You and a handful of other posters use this same tactic when people questioned nVidia when they began to release their big chips as "Titans" only to lower the price on an artificial 6-month cadence. I have a right to discuss what I believe offers value in consumer products. You're answer does nothing to validate any type of opinion for or against the topic at hand.
You have a right to discuss what you want.
Which makes the use-case almost non-existent, as this price increase justification (while still a very weak justification) is now almost purely for people that game.. yet the discussion has been that this many cores is a bad choice for gamers..
Let's drop the pretenses, for most games, a hyper-fast quad core is still going to smoke these high core count chips from both Intel and AMD and it'll require much less exotic cooling, too.

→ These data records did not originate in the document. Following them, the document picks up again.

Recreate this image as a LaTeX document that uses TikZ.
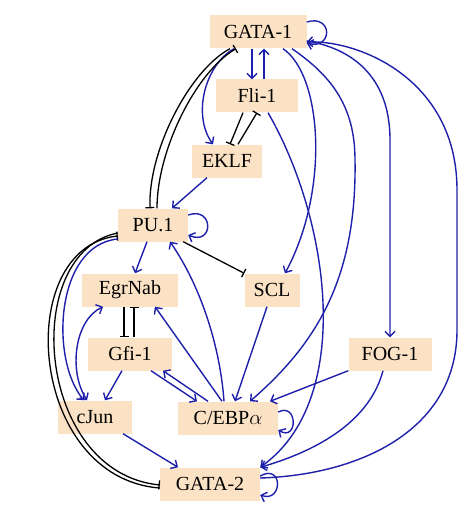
\documentclass[tikz,border=0pt]{standalone}
\usepackage{fontspec}
\setmainfont{Liberation Serif}
\usetikzlibrary{arrows.meta}
\definecolor{peach}{RGB}{251,226,197}
\definecolor{arrblue}{RGB}{30,32,170}
\begin{document}
\begin{tikzpicture}[x=1pt,y=-1pt,
  gene/.style={fill=peach, minimum height=33pt, inner sep=0pt, font=\fontsize{20}{23}\selectfont},
  act/.style={draw=arrblue, line width=1.4pt, -{Straight Barb[length=5pt,width=10pt]}},
  biact/.style={draw=arrblue, line width=1.4pt, {Straight Barb[length=5pt,width=10pt]}-{Straight Barb[length=5pt,width=10pt]}},
  inh/.style={draw=black, line width=1.3pt, -{Bar[width=9pt]}}]
\useasboundingbox (0,0) rectangle (474,516);
\node[gene, minimum width=97pt] (G1) at (258,32) {GATA-1};
\node[gene, minimum width=82pt] (Fli) at (257,96) {Fli-1};
\node[gene, minimum width=70pt] (EKLF) at (227,161) {EKLF};
\node[gene, minimum width=70pt] (PU1) at (153,225) {PU.1};
\node[gene, minimum width=96pt] (Egr) at (130,290) {EgrNab};
\node[gene, minimum width=55pt] (SCL) at (272,290) {SCL};
\node[gene, minimum width=84pt] (Gfi) at (130,354) {Gfi-1};
\node[gene, minimum width=74pt] (cJun) at (95,417) {cJun};
\node[gene, minimum width=100pt] (CEBP) at (228,418) {C/EBP$\alpha$};
\node[gene, minimum width=100pt] (G2) at (210,484) {GATA-2};
\node[gene, minimum width=83pt] (FOG) at (390,354) {FOG-1};

% GATA-1
\draw[act] ([yshift=10pt]G1.east) .. controls (333,14) and (333,50) .. ([yshift=-11pt]G1.east);
\draw[act] ([xshift=-6pt]G1.south) -- ([xshift=-5pt]Fli.north);
\draw[act] ([xshift=7pt]Fli.north) -- ([xshift=6pt]G1.south);
\draw[inh] ([xshift=-14pt]Fli.south) -- ([xshift=3pt]EKLF.north);
\draw[inh] ([xshift=11pt]EKLF.north) -- (Fli.south);
\draw[act] ([xshift=-24pt]G1.south) .. controls (205,65) and (192,115) .. ([xshift=-14pt]EKLF.north);
\draw[act] ([xshift=-20pt]EKLF.south) -- ([xshift=19pt]PU1.north);
\draw[inh] ([xshift=-28pt]G1.south) .. controls (190,70) and (148,150) .. ([xshift=-3pt]PU1.north);
\draw[inh] ([xshift=4pt]PU1.north) .. controls (157,150) and (196,72) .. ([xshift=-22pt]G1.south);
\draw[act] ([xshift=25pt]G1.south) .. controls (322,75) and (330,190) .. ([xshift=13pt]SCL.north);
\draw[act] ([xshift=34pt]G1.south) .. controls (330,75) and (355,105) .. (355,160) .. controls (357,280) and (315,345) .. ([xshift=22pt]CEBP.north);
\draw[act] ([yshift=-9pt]G1.east) .. controls (350,48) and (390,75) .. (390,140) -- (FOG.north);
\draw[act] ([yshift=6pt]G2.east) .. controls (360,475) and (457,430) .. (457,330) -- (457,190) .. controls (457,80) and (360,40) .. ([yshift=-10pt]G1.east);

% PU.1
\draw[act] ([yshift=10pt]PU1.east) .. controls (214,206) and (214,246) .. ([yshift=-10pt]PU1.east);
\draw[act] ([xshift=-6pt]PU1.south) -- ([xshift=5pt]Egr.north);
\draw[inh] ([xshift=-5pt]PU1.south east) -- (SCL.north west);
\draw[inh] ([yshift=-8pt]PU1.west) .. controls (20,252) and (35,472) .. ([yshift=-1pt]G2.west);
\draw[inh] ([yshift=-4pt]G2.west) .. controls (28,478) and (12,248) .. ([yshift=-11pt]PU1.west);
\draw[act] ([yshift=-14pt]PU1.west) .. controls (55,245) and (50,360) .. ([xshift=-11pt]cJun.north);

% EgrNab, Gfi-1, cJun
\draw[biact] ([xshift=-27pt]Egr.south) .. controls (75,320) and (68,370) .. ([xshift=-8pt]cJun.north);
\draw[inh] ([xshift=-6pt]Egr.south) -- ([xshift=-6pt]Gfi.north);
\draw[inh] ([xshift=4pt]Gfi.north) -- ([xshift=4pt]Egr.south);
\draw[act] ([xshift=-8pt]Gfi.south) -- ([xshift=10pt]cJun.north);
\draw[act] ([xshift=21pt]Gfi.south) -- ([xshift=-31pt]CEBP.north);
\draw[act] ([xshift=-20pt]CEBP.north) -- ([xshift=33pt]Gfi.south);
\draw[act] ([xshift=28pt]cJun.south) -- ([xshift=-32pt]G2.north);

% C/EBPa
\draw[act] ([xshift=-6pt]CEBP.north) -- ([xshift=25pt]Egr.south);
\draw[act] ([xshift=-4pt]CEBP.north) .. controls (220,345) and (200,285) .. ([xshift=17pt]PU1.south);
\draw[act] ([xshift=-5pt]SCL.south) -- ([xshift=7pt]CEBP.north);
\draw[act] (FOG.south west) -- ([xshift=42pt]CEBP.north);
\draw[act] ([yshift=6pt]CEBP.east) .. controls (298,402) and (298,442) .. ([yshift=-12pt]CEBP.east);

% GATA-2
\draw[act] ([xshift=11pt]Fli.south) .. controls (330,220) and (355,400) .. (G2.north east);
\draw[act] ([xshift=-7pt]FOG.south) .. controls (370,420) and (320,450) .. (G2.north east);
\draw[act] ([yshift=8pt]G2.east) .. controls (283,463) and (283,503) .. ([yshift=-11pt]G2.east);
\end{tikzpicture}
\end{document}
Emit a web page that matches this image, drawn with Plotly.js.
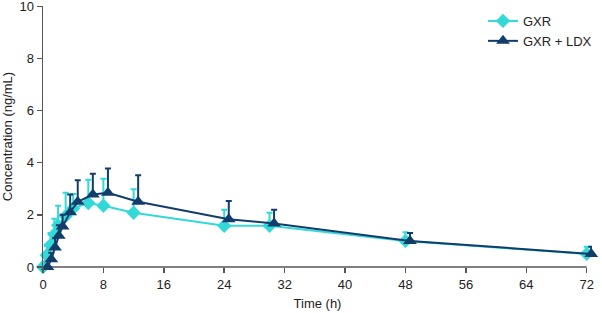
<!DOCTYPE html>
<html>
<head>
<meta charset="utf-8">
<script src="https://cdn.plot.ly/plotly-3.0.1.min.js"></script>
<style>html,body{margin:0;padding:0;background:#fff;}#chart{width:602px;height:313px;}</style>
</head>
<body>
<div id="chart"></div>
<script>
// Nominal sampling times (h)
var timesGXR = [0, 0.5, 1, 1.5, 2, 3, 4, 6, 8, 12, 24, 30, 48, 72];
var timesLDX = [0, 0.5, 1, 1.5, 2, 3, 4, 6, 8, 12, 24, 30, 48, 72];

// Mean concentrations (ng/mL)
var meanGXR = [0, 0.45, 0.85, 1.25, 1.6, 1.95, 2.25, 2.45, 2.35, 2.08, 1.58, 1.58, 1.0, 0.5];
var meanLDX = [0, 0.3, 0.75, 1.2, 1.55, 2.1, 2.5, 2.78, 2.85, 2.5, 1.83, 1.67, 1.0, 0.5];

// Upper SD (ng/mL)
var sdGXR = [0, 0.35, 0.45, 0.6, 0.75, 0.9, 0.55, 0.9, 1.03, 0.9, 0.62, 0.5, 0.33, 0.28];
var sdLDX = [0, 0.25, 0.35, 0.4, 0.45, 0.68, 0.83, 0.8, 0.93, 1.02, 0.7, 0.53, 0.3, 0.28];

var xTicks = [0, 8, 16, 24, 32, 40, 48, 56, 64, 72];
var yTicks = [0, 2, 4, 6, 8, 10];

var cyan = '#33d9d9';
var navy = '#123d6b';
var dodge = 0.6; // horizontal offset of second series so points do not overlap

var traces = [
  {
    name: 'GXR', x: timesGXR, y: meanGXR, type: 'scatter', mode: 'lines+markers',
    line: {color: cyan, width: 2},
    marker: {symbol: 'diamond', size: 11, color: cyan},
    error_y: {type: 'data', array: sdGXR, symmetric: false, arrayminus: sdGXR.map(function(){return 0;}),
              color: cyan, thickness: 2, width: 3},
    cliponaxis: false
  },
  {
    name: 'GXR + LDX', x: timesLDX.map(function(t){return t + dodge;}), y: meanLDX, type: 'scatter', mode: 'lines+markers',
    line: {color: navy, width: 2},
    marker: {symbol: 'triangle-up', size: 12, color: navy},
    error_y: {type: 'data', array: sdLDX, symmetric: false, arrayminus: sdLDX.map(function(){return 0;}),
              color: navy, thickness: 2, width: 3},
    cliponaxis: false
  }
];

var fam = 'Liberation Sans, Arial, Helvetica, sans-serif';
var axisColor = '#555';

var layout = {
  width: 602, height: 313,
  margin: {l: 43, r: 9, t: 6, b: 46},
  paper_bgcolor: '#fff', plot_bgcolor: '#fff',
  font: {family: fam, size: 13, color: '#222'},
  showlegend: true,
  legend: {x: 0.8, xanchor: 'left', y: 1, yanchor: 'top',
           bgcolor: 'rgba(0,0,0,0)',
           font: {family: fam, size: 13, color: '#222'}, tracegroupgap: 0},
  xaxis: {
    range: [0, 72.7], tickvals: xTicks, ticktext: xTicks.map(String), automargin: false,
    showgrid: false, zeroline: false, showline: false,
    ticks: 'outside', ticklen: 5, tickcolor: axisColor, tickwidth: 1.5,
    tickfont: {family: fam, size: 13, color: '#222'},
    title: {text: 'Time (h)', font: {family: fam, size: 13, color: '#222'}, standoff: 8}
  },
  yaxis: {
    range: [0, 10.01], tickvals: yTicks, ticktext: yTicks.map(String), automargin: false,
    showgrid: false, zeroline: false, showline: true, linecolor: axisColor, linewidth: 1.5,
    ticks: 'outside', ticklen: 5, tickcolor: axisColor, tickwidth: 1.5, ticklabeloverflow: 'allow',
    tickfont: {family: fam, size: 13, color: '#222'},
    title: {text: 'Concentration (ng/mL)', font: {family: fam, size: 13, color: '#222'}, standoff: 6}
  },
  shapes: [
    {type: 'line', xref: 'x', yref: 'paper', x0: 0, x1: xTicks[xTicks.length - 1], y0: 0, y1: 0,
     line: {color: axisColor, width: 1.5}, layer: 'below'}
  ]
};

Plotly.newPlot('chart', traces, layout, {displayModeBar: false, staticPlot: true});
</script>
</body>
</html>
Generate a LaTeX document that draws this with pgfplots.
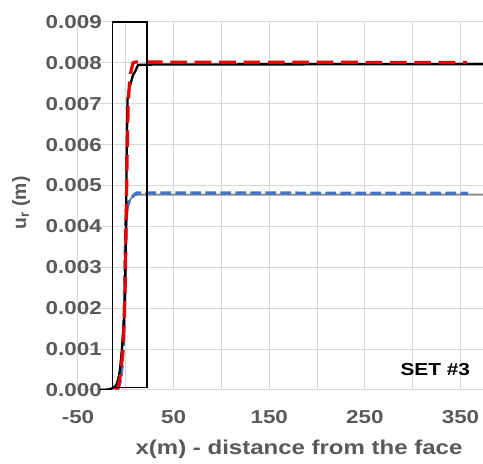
\documentclass[border=0pt]{standalone}
\usepackage{fontspec}
\setmainfont[FakeStretch=1.2]{Liberation Sans}
\newfontfamily\ylabfont{Liberation Sans}
\usepackage{pgfplots}
\pgfplotsset{compat=1.18}

\definecolor{txtgray}{RGB}{89,89,89}
\definecolor{gridgray}{RGB}{217,217,217}
\definecolor{exred}{RGB}{232,0,0}
\definecolor{exblue}{RGB}{68,114,196}
\definecolor{exgray}{RGB}{140,140,140}

\begin{document}
\begin{tikzpicture}
\begin{axis}[
    scale only axis,
    width=303.75pt, height=276pt,
    xmin=-50, xmax=373.5,
    ymin=0, ymax=0.009,
    xtick={-50,50,150,250,350},
    minor xtick={0,100,200,300},
    ytick={0,0.001,0.002,0.003,0.004,0.005,0.006,0.007,0.008,0.009},
    scaled y ticks=false,
    /pgf/number format/assume math mode=true,
    y tick label style={/pgf/number format/.cd, fixed, fixed zerofill, precision=3, /tikz/.cd},
    tick label style={font=\fontsize{14}{16}\selectfont\bfseries, text=txtgray, inner sep=0pt},
    yticklabel style={anchor=east, xshift=18pt},
    xticklabel style={anchor=center, yshift=-20.25pt},
    major tick length=0pt, minor tick length=0pt,
    grid=both,
    major grid style={draw=gridgray, line width=0.75pt},
    minor grid style={draw=gridgray, line width=0.75pt},
    axis line style={draw=none},
    xlabel={x(m) - distance from the face},
    xlabel style={at={(axis description cs:0.5457,-0.1603)}, anchor=center,
        font=\fontsize{15}{17}\selectfont\bfseries, text=txtgray, inner sep=0pt},
    ylabel={u\textsubscript{r} (m)},
    ylabel style={at={(axis description cs:-0.1407,0.508)}, anchor=center,
        font=\ylabfont\fontsize{14.5}{16}\selectfont\bfseries, text=txtgray, inner sep=0pt},
]

% second case (gray solid, blue dashed), drawn first so it sits underneath
\addplot[exgray, line width=1.5pt] coordinates {
    (-27,0) (-18,0.00001) (-13,0.00005) (-10,0.00012) (-8,0.00025) (-6,0.0005)
    (-4,0.001) (-2,0.0017) (-0.8,0.0023) (0,0.0036) (1,0.0042) (2.5,0.0045)
    (4.5,0.00465) (7,0.00473) (10,0.00477) (15,0.00478) (373.5,0.00478)
};
\addplot[exblue, line width=2.4pt, dash pattern=on 8pt off 3.25pt] coordinates {
    (-9,0) (-7,0.0001) (-5,0.0003) (-3.5,0.0007) (-2.2,0.0014) (-1.2,0.0025)
    (-0.2,0.0040) (0.8,0.0044) (2.6,0.00457) (4.5,0.00466) (6.2,0.00470)
    (8.5,0.00477) (11.4,0.00482) (20,0.00482) (358,0.00481)
};

% total displacement, numerical (black) and analytical (red dashed)
\addplot[black, line width=1.75pt] coordinates {
    (-27,0) (-18,0.00001) (-13,0.00005) (-10,0.00012) (-8,0.00025) (-6,0.0005)
    (-4,0.001) (-2,0.0017) (-0.8,0.0023) (0.2,0.0040) (1,0.0060) (1.8,0.0071)
    (3,0.0073) (5,0.0075) (7.5,0.0077) (10,0.0078) (12.8,0.00795) (30,0.00796)
    (373.5,0.00797)
};
\addplot[exred, line width=2.4pt, dash pattern=on 12.5pt off 5.8pt] coordinates {
    (-10.5,0) (-8,0.0001) (-6,0.0003) (-4.5,0.0006) (-3,0.001) (-1.5,0.0018)
    (-0.5,0.0028) (0.3,0.0040) (1.2,0.0055) (2.5,0.0070) (3.8,0.0075)
    (5.5,0.0078) (7.5,0.0080) (10,0.00802) (357,0.00801)
};

\draw[black, line width=1pt] (axis cs:-14,0.000056) rectangle (axis cs:22,0.009);
\node[font=\fontsize{13}{15}\selectfont\bfseries, text=black] at (axis cs:323.6,0.00049) {SET \#3};

\coordinate (bl) at (rel axis cs:0,0);
\coordinate (tr) at (rel axis cs:1,1);
\end{axis}
\pgfresetboundingbox
\path ([xshift=-58.5pt,yshift=-55.5pt]bl) rectangle ([yshift=16.5pt]tr);
\end{tikzpicture}
\end{document}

Skylake LCC is a 12-core die. The $1000 10 core chip has 2 cores already disabled.. not perfect.
LCC die is 10 cores. MCC is 18 core, HCC is 28 core.
Four defective cores. And I have to stop you there for a second. This is Intel's three year old 14nm process. Skylake's core itself has been in manufacturing for over two years itself. You have praised Intel's fabbing prowess! Skylake-X LCC looks to be about 280mm2.
Two defective cores. Also, the 14nm process being used to build Sky-X is not the same 14nm process that was used to build Broadwell-E, Broadwell-U/Y, or Skylake-S.
Further, the Skylake core inside of the SKX chip is actually quite a bit different. L3 cache structure is totally different, L2 cache is much larger (1MB vs 256KB), the CPU core has AVX-512 support (and this is a pretty significant addition in itself).
There is zero reality reflected in Intel's pricing. Intel, supposedly the best fab in the world, who is making 280mm2 chips (bit larger than Polaris) on a three year old process is having bad yields on fully enabled chips? C'mon on now don't make it that easy...
Die size isn't all that matters, your clock speed/power consumption targets matter, too. Selling parts in which all 10 cores are guaranteed to run at 4.3GHz (and two guaranteed to run at 4.5GHz) is no easy feat, especially with the much larger L2 cache in this core vs the client SKL core.